If on Mac or iPad with keyboard, Opt-Cmd-P toggles the history; and Opt-Cmd-S toggles the items.

I’m sure there is a Windows equivalent.

The history button was not visible until I moused over something else adjacent to the history panel. My point is this: while programming for Windows computers, follow Windows conventions — don’t invent new ways of doing things and expect that users will immediately pick them up. Perhaps users who have more free time have more time to play with Shapr3D, but I have a brother with cancer who isn’t doing well and my GF’s brother was hospitalized with a head injury and internal bleeding necessitating exploratory surgery.

When I’m not busy with that, I work well over 100 hours per week, with virtually no free time. Thus I appreciate it when programs respect user time. In this case, the history button could be visible in the History panel (preferably with some visual show/hide indication), or it should give the option to hide it with a right mouse click or something other than not having the History button appear until I mouse over what looks like a clock face with the clock at nine p.m. Is that intuitive? Shapr3D doesn’t log TIME; it tracks STEPS, so there are better options for that icon.

If you think I seem exasperated with Shapr3D, let me briefly explain one of the major reasons why: almost every day I use it, it manages to waste hours of my time because its response is glacially slow, worse than any of the many programs I’ve used on countless computers since the 1980s. While Shapr3D will sometimes respond instantaneously, there is often (sometimes > 50% of the time) a second or two, frequently up to several seconds, until the program responds. This gets really annoying and confusing, with me often wondering if I should click again. If I don’t, usually nothing happens, as if the first (and often the second, third, etc.) mouse click never registered with Shapr3D. This trained me to click, wait a second or two, click again, wait, click again, then finally see the program respond, but sometimes with the clicks tripping up themselves. Frustrating.

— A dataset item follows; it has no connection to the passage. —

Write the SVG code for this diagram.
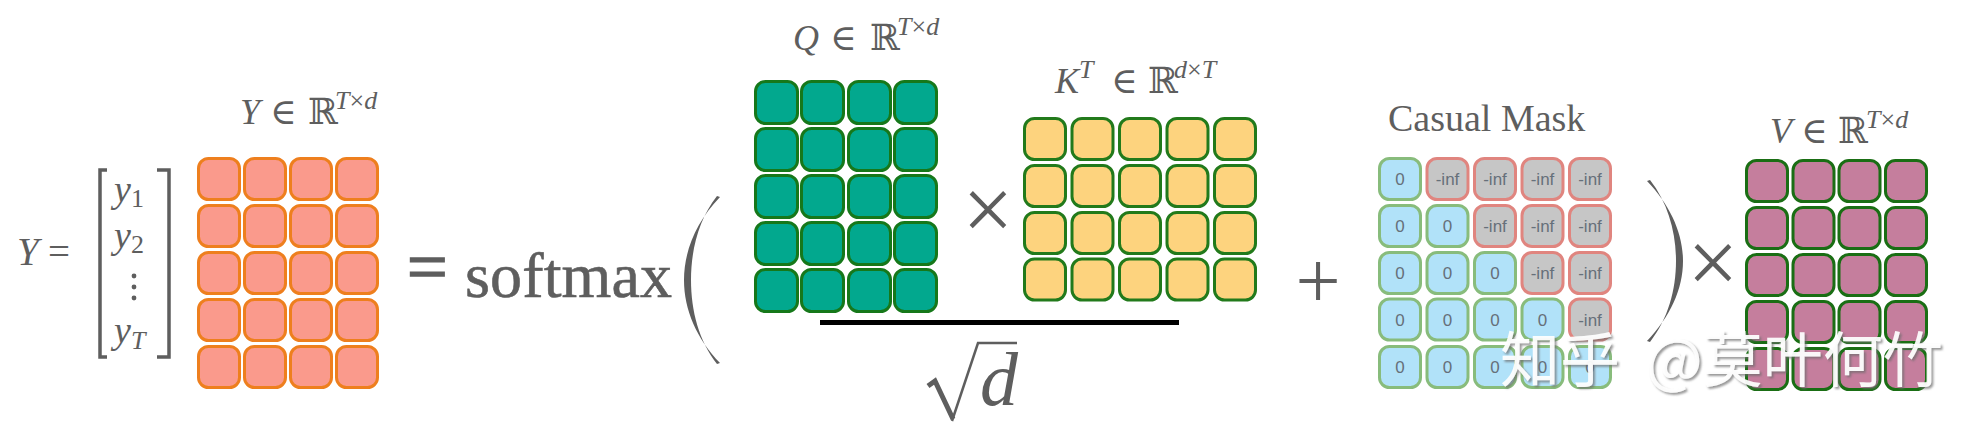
<svg xmlns="http://www.w3.org/2000/svg" width="1980" height="444" viewBox="0 0 1980 444">
<defs>
<filter id="wmshadow" x="-10%" y="-20%" width="130%" height="150%">
  <feDropShadow dx="2" dy="2" stdDeviation="0.8" flood-color="#6a6a6a" flood-opacity="0.75"/>
</filter>
</defs>
<style>
.bg{fill:#ffffff}
.t{font-family:"Liberation Serif","DejaVu Serif",serif;fill:#5e5e5e}
.i{font-style:italic}
.cy{fill:#fa9a8c;stroke:#ee7f1e;stroke-width:3}
.cq{fill:#02a88e;stroke:#16781a;stroke-width:3}
.ck{fill:#fdd37e;stroke:#227a1b;stroke-width:3}
.cv{fill:#c57e9d;stroke:#1a6e14;stroke-width:3}
.cz{fill:#b1e2f9;stroke:#88bc7c;stroke-width:3}
.cn{fill:#c6c6c6;stroke:#e0857f;stroke-width:3}
.m{font-family:"Liberation Sans","DejaVu Sans",sans-serif;font-size:17px;fill:#66707a;text-anchor:middle}
.dl{fill:#5e5e5e}
.br{fill:none;stroke:#5e5e5e;stroke-width:3.5}
.wm{font-family:"Noto Sans CJK SC","Noto Sans",sans-serif;font-size:60px;fill:#ffffff;fill-opacity:0.93;filter:url(#wmshadow)}
</style>
<rect class="bg" x="0" y="0" width="1980" height="444"/>

<g id="lhs">
  <text class="t" font-size="39" y="265"><tspan class="i" x="17">Y</tspan><tspan x="48">=</tspan></text>
  <path class="br" d="M107,170 H100 V357 H107"/>
  <path class="br" d="M157,170 H169 V357 H157"/>
  <text class="t i" font-size="38" x="114" y="202">y<tspan font-style="normal" font-size="26" dy="5">1</tspan></text>
  <text class="t i" font-size="38" x="114" y="248">y<tspan font-style="normal" font-size="26" dy="5">2</tspan></text>
  <circle class="dl" cx="134" cy="276" r="2.4"/>
  <circle class="dl" cx="134" cy="287" r="2.4"/>
  <circle class="dl" cx="134" cy="298" r="2.4"/>
  <text class="t i" font-size="38" x="114" y="343">y<tspan font-size="26" dy="6">T</tspan></text>
</g>

<g id="Y-matrix">
  <text class="t" font-size="36" y="124"><tspan class="i" x="240">Y</tspan><tspan x="270">∈</tspan><tspan x="308">ℝ</tspan><tspan class="i" x="335" y="109" font-size="26">T</tspan><tspan font-size="26">×</tspan><tspan class="i" font-size="26">d</tspan></text>
  <rect class="cy" x="198.5" y="158.5" width="41" height="41" rx="10"/><rect class="cy" x="244.5" y="158.5" width="41" height="41" rx="10"/><rect class="cy" x="290.5" y="158.5" width="41" height="41" rx="10"/><rect class="cy" x="336.5" y="158.5" width="41" height="41" rx="10"/>
  <rect class="cy" x="198.5" y="205.5" width="41" height="41" rx="10"/><rect class="cy" x="244.5" y="205.5" width="41" height="41" rx="10"/><rect class="cy" x="290.5" y="205.5" width="41" height="41" rx="10"/><rect class="cy" x="336.5" y="205.5" width="41" height="41" rx="10"/>
  <rect class="cy" x="198.5" y="252.5" width="41" height="41" rx="10"/><rect class="cy" x="244.5" y="252.5" width="41" height="41" rx="10"/><rect class="cy" x="290.5" y="252.5" width="41" height="41" rx="10"/><rect class="cy" x="336.5" y="252.5" width="41" height="41" rx="10"/>
  <rect class="cy" x="198.5" y="299.5" width="41" height="41" rx="10"/><rect class="cy" x="244.5" y="299.5" width="41" height="41" rx="10"/><rect class="cy" x="290.5" y="299.5" width="41" height="41" rx="10"/><rect class="cy" x="336.5" y="299.5" width="41" height="41" rx="10"/>
  <rect class="cy" x="198.5" y="346.5" width="41" height="41" rx="10"/><rect class="cy" x="244.5" y="346.5" width="41" height="41" rx="10"/><rect class="cy" x="290.5" y="346.5" width="41" height="41" rx="10"/><rect class="cy" x="336.5" y="346.5" width="41" height="41" rx="10"/>
</g>

<g id="softmax">
  <text class="t" font-size="72" x="407" y="291" stroke="#5e5e5e" stroke-width="1.6">=</text>
  <text class="t" font-size="64" x="465" y="297" textLength="207" lengthAdjust="spacing" stroke="#5e5e5e" stroke-width="0.6">softmax</text>
  <path class="dl" d="M720,197 C697,221 684,250 684,280 C684,310 697,339 720,363 L717,364 C699,341 691,311 691,280 C691,249 699,219 717,196 Z"/>
</g>

<g id="Q-matrix">
  <text class="t" font-size="36" y="50"><tspan class="i" x="793">Q</tspan><tspan x="830">∈</tspan><tspan x="870">ℝ</tspan><tspan class="i" x="897" y="35" font-size="26">T</tspan><tspan font-size="26">×</tspan><tspan class="i" font-size="26">d</tspan></text>
  <rect class="cq" x="755.5" y="81.5" width="42" height="42" rx="10"/><rect class="cq" x="801.5" y="81.5" width="42" height="42" rx="10"/><rect class="cq" x="848.5" y="81.5" width="42" height="42" rx="10"/><rect class="cq" x="894.5" y="81.5" width="42" height="42" rx="10"/>
  <rect class="cq" x="755.5" y="128.5" width="42" height="42" rx="10"/><rect class="cq" x="801.5" y="128.5" width="42" height="42" rx="10"/><rect class="cq" x="848.5" y="128.5" width="42" height="42" rx="10"/><rect class="cq" x="894.5" y="128.5" width="42" height="42" rx="10"/>
  <rect class="cq" x="755.5" y="175.5" width="42" height="42" rx="10"/><rect class="cq" x="801.5" y="175.5" width="42" height="42" rx="10"/><rect class="cq" x="848.5" y="175.5" width="42" height="42" rx="10"/><rect class="cq" x="894.5" y="175.5" width="42" height="42" rx="10"/>
  <rect class="cq" x="755.5" y="222.5" width="42" height="42" rx="10"/><rect class="cq" x="801.5" y="222.5" width="42" height="42" rx="10"/><rect class="cq" x="848.5" y="222.5" width="42" height="42" rx="10"/><rect class="cq" x="894.5" y="222.5" width="42" height="42" rx="10"/>
  <rect class="cq" x="755.5" y="269.5" width="42" height="42" rx="10"/><rect class="cq" x="801.5" y="269.5" width="42" height="42" rx="10"/><rect class="cq" x="848.5" y="269.5" width="42" height="42" rx="10"/><rect class="cq" x="894.5" y="269.5" width="42" height="42" rx="10"/>
</g>

<g id="times-1">
  <text class="t" font-size="90" x="988" y="240" text-anchor="middle">×</text>
</g>

<g id="K-matrix">
  <text class="t" font-size="36" y="93"><tspan class="i" x="1055">K</tspan><tspan class="i" font-size="26" y="78">T</tspan><tspan x="1111" y="93">∈</tspan><tspan x="1148">ℝ</tspan><tspan class="i" x="1174" y="78" font-size="26">d</tspan><tspan font-size="26">×</tspan><tspan class="i" font-size="26">T</tspan></text>
  <rect class="ck" x="1024.5" y="118.5" width="41" height="41" rx="10"/><rect class="ck" x="1072" y="118.5" width="41" height="41" rx="10"/><rect class="ck" x="1119.5" y="118.5" width="41" height="41" rx="10"/><rect class="ck" x="1167" y="118.5" width="41" height="41" rx="10"/><rect class="ck" x="1214.5" y="118.5" width="41" height="41" rx="10"/>
  <rect class="ck" x="1024.5" y="165.5" width="41" height="41" rx="10"/><rect class="ck" x="1072" y="165.5" width="41" height="41" rx="10"/><rect class="ck" x="1119.5" y="165.5" width="41" height="41" rx="10"/><rect class="ck" x="1167" y="165.5" width="41" height="41" rx="10"/><rect class="ck" x="1214.5" y="165.5" width="41" height="41" rx="10"/>
  <rect class="ck" x="1024.5" y="212.5" width="41" height="41" rx="10"/><rect class="ck" x="1072" y="212.5" width="41" height="41" rx="10"/><rect class="ck" x="1119.5" y="212.5" width="41" height="41" rx="10"/><rect class="ck" x="1167" y="212.5" width="41" height="41" rx="10"/><rect class="ck" x="1214.5" y="212.5" width="41" height="41" rx="10"/>
  <rect class="ck" x="1024.5" y="259" width="41" height="41" rx="10"/><rect class="ck" x="1072" y="259" width="41" height="41" rx="10"/><rect class="ck" x="1119.5" y="259" width="41" height="41" rx="10"/><rect class="ck" x="1167" y="259" width="41" height="41" rx="10"/><rect class="ck" x="1214.5" y="259" width="41" height="41" rx="10"/>
</g>

<g id="fraction">
  <rect x="820" y="320" width="359" height="5" fill="#000000"/>
  <path d="M928,386 L935,381 L953,419" fill="none" stroke="#5e5e5e" stroke-width="5" stroke-linejoin="miter"/>
  <path d="M952,421 L978,343 H1017" fill="none" stroke="#5e5e5e" stroke-width="2.5"/>
  <text class="t i" font-size="76" x="980" y="405">d</text>
</g>

<g id="plus">
  <text class="t" font-size="80" x="1318" y="308" text-anchor="middle">+</text>
</g>

<g id="mask">
  <text class="t" font-size="38" x="1388" y="131">Casual Mask</text>
  <rect class="cz" x="1379.5" y="158.5" width="41" height="41" rx="10"/><rect class="cn" x="1427" y="158.5" width="41" height="41" rx="10"/><rect class="cn" x="1474.5" y="158.5" width="41" height="41" rx="10"/><rect class="cn" x="1522" y="158.5" width="41" height="41" rx="10"/><rect class="cn" x="1569.5" y="158.5" width="41" height="41" rx="10"/>
  <rect class="cz" x="1379.5" y="205.5" width="41" height="41" rx="10"/><rect class="cz" x="1427" y="205.5" width="41" height="41" rx="10"/><rect class="cn" x="1474.5" y="205.5" width="41" height="41" rx="10"/><rect class="cn" x="1522" y="205.5" width="41" height="41" rx="10"/><rect class="cn" x="1569.5" y="205.5" width="41" height="41" rx="10"/>
  <rect class="cz" x="1379.5" y="252.5" width="41" height="41" rx="10"/><rect class="cz" x="1427" y="252.5" width="41" height="41" rx="10"/><rect class="cz" x="1474.5" y="252.5" width="41" height="41" rx="10"/><rect class="cn" x="1522" y="252.5" width="41" height="41" rx="10"/><rect class="cn" x="1569.5" y="252.5" width="41" height="41" rx="10"/>
  <rect class="cz" x="1379.5" y="299" width="41" height="41" rx="10"/><rect class="cz" x="1427" y="299" width="41" height="41" rx="10"/><rect class="cz" x="1474.5" y="299" width="41" height="41" rx="10"/><rect class="cz" x="1522" y="299" width="41" height="41" rx="10"/><rect class="cn" x="1569.5" y="299" width="41" height="41" rx="10"/>
  <rect class="cz" x="1379.5" y="346.5" width="41" height="41" rx="10"/><rect class="cz" x="1427" y="346.5" width="41" height="41" rx="10"/><rect class="cz" x="1474.5" y="346.5" width="41" height="41" rx="10"/><rect class="cz" x="1522" y="346.5" width="41" height="41" rx="10"/><rect class="cz" x="1569.5" y="346.5" width="41" height="41" rx="10"/>
  <text class="m" x="1400" y="185">0</text><text class="m" x="1447.5" y="185">-inf</text><text class="m" x="1495" y="185">-inf</text><text class="m" x="1542.5" y="185">-inf</text><text class="m" x="1590" y="185">-inf</text>
  <text class="m" x="1400" y="232">0</text><text class="m" x="1447.5" y="232">0</text><text class="m" x="1495" y="232">-inf</text><text class="m" x="1542.5" y="232">-inf</text><text class="m" x="1590" y="232">-inf</text>
  <text class="m" x="1400" y="279">0</text><text class="m" x="1447.5" y="279">0</text><text class="m" x="1495" y="279">0</text><text class="m" x="1542.5" y="279">-inf</text><text class="m" x="1590" y="279">-inf</text>
  <text class="m" x="1400" y="325.5">0</text><text class="m" x="1447.5" y="325.5">0</text><text class="m" x="1495" y="325.5">0</text><text class="m" x="1542.5" y="325.5">0</text><text class="m" x="1590" y="325.5">-inf</text>
  <text class="m" x="1400" y="373">0</text><text class="m" x="1447.5" y="373">0</text><text class="m" x="1495" y="373">0</text><text class="m" x="1542.5" y="373">0</text><text class="m" x="1590" y="373">0</text>
</g>

<g id="close-paren">
  <path class="dl" d="M1647,181 C1670,205 1683,233 1683,261 C1683,289 1670,317 1647,341 L1650,342 C1668,319 1676,290 1676,261 C1676,232 1668,203 1650,180 Z"/>
  <text class="t" font-size="90" x="1713" y="293" text-anchor="middle">×</text>
</g>

<g id="V-matrix">
  <text class="t" font-size="36" y="143"><tspan class="i" x="1770">V</tspan><tspan x="1801">∈</tspan><tspan x="1838">ℝ</tspan><tspan class="i" x="1866" y="128" font-size="26">T</tspan><tspan font-size="26">×</tspan><tspan class="i" font-size="26">d</tspan></text>
  <rect class="cv" x="1746.5" y="160.5" width="41" height="41" rx="10"/><rect class="cv" x="1793" y="160.5" width="41" height="41" rx="10"/><rect class="cv" x="1839" y="160.5" width="41" height="41" rx="10"/><rect class="cv" x="1885.5" y="160.5" width="41" height="41" rx="10"/>
  <rect class="cv" x="1746.5" y="207.5" width="41" height="41" rx="10"/><rect class="cv" x="1793" y="207.5" width="41" height="41" rx="10"/><rect class="cv" x="1839" y="207.5" width="41" height="41" rx="10"/><rect class="cv" x="1885.5" y="207.5" width="41" height="41" rx="10"/>
  <rect class="cv" x="1746.5" y="254.5" width="41" height="41" rx="10"/><rect class="cv" x="1793" y="254.5" width="41" height="41" rx="10"/><rect class="cv" x="1839" y="254.5" width="41" height="41" rx="10"/><rect class="cv" x="1885.5" y="254.5" width="41" height="41" rx="10"/>
  <rect class="cv" x="1746.5" y="301.5" width="41" height="41" rx="10"/><rect class="cv" x="1793" y="301.5" width="41" height="41" rx="10"/><rect class="cv" x="1839" y="301.5" width="41" height="41" rx="10"/><rect class="cv" x="1885.5" y="301.5" width="41" height="41" rx="10"/>
  <rect class="cv" x="1746.5" y="348.5" width="41" height="41" rx="10"/><rect class="cv" x="1793" y="348.5" width="41" height="41" rx="10"/><rect class="cv" x="1839" y="348.5" width="41" height="41" rx="10"/><rect class="cv" x="1885.5" y="348.5" width="41" height="41" rx="10"/>
</g>

<g id="watermark">
  <text class="wm" x="1500" y="382">知乎</text>
  <text class="wm" x="1646" y="382">@莫叶何竹</text>
</g>
</svg>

By the way, my mouse works just fine with every other program. Attempting to understand how the program could be that slow, I often wonder if the processing is done locally or if computers merely act as dumb terminals with commands being transmitted to and from Europe. In the United States, as I am, that might explain the inordinate delays in responding to mouse clicks that don’t appear in other CAD programs. If that isn’t the explanation, there must be something causing such sluggishness.

Shapr3D has some nifty features and looks to have great future potential but it seems to suffer from insufficient receptiveness to user feedback.

“Your most unhappy customers are your greatest source of learning.”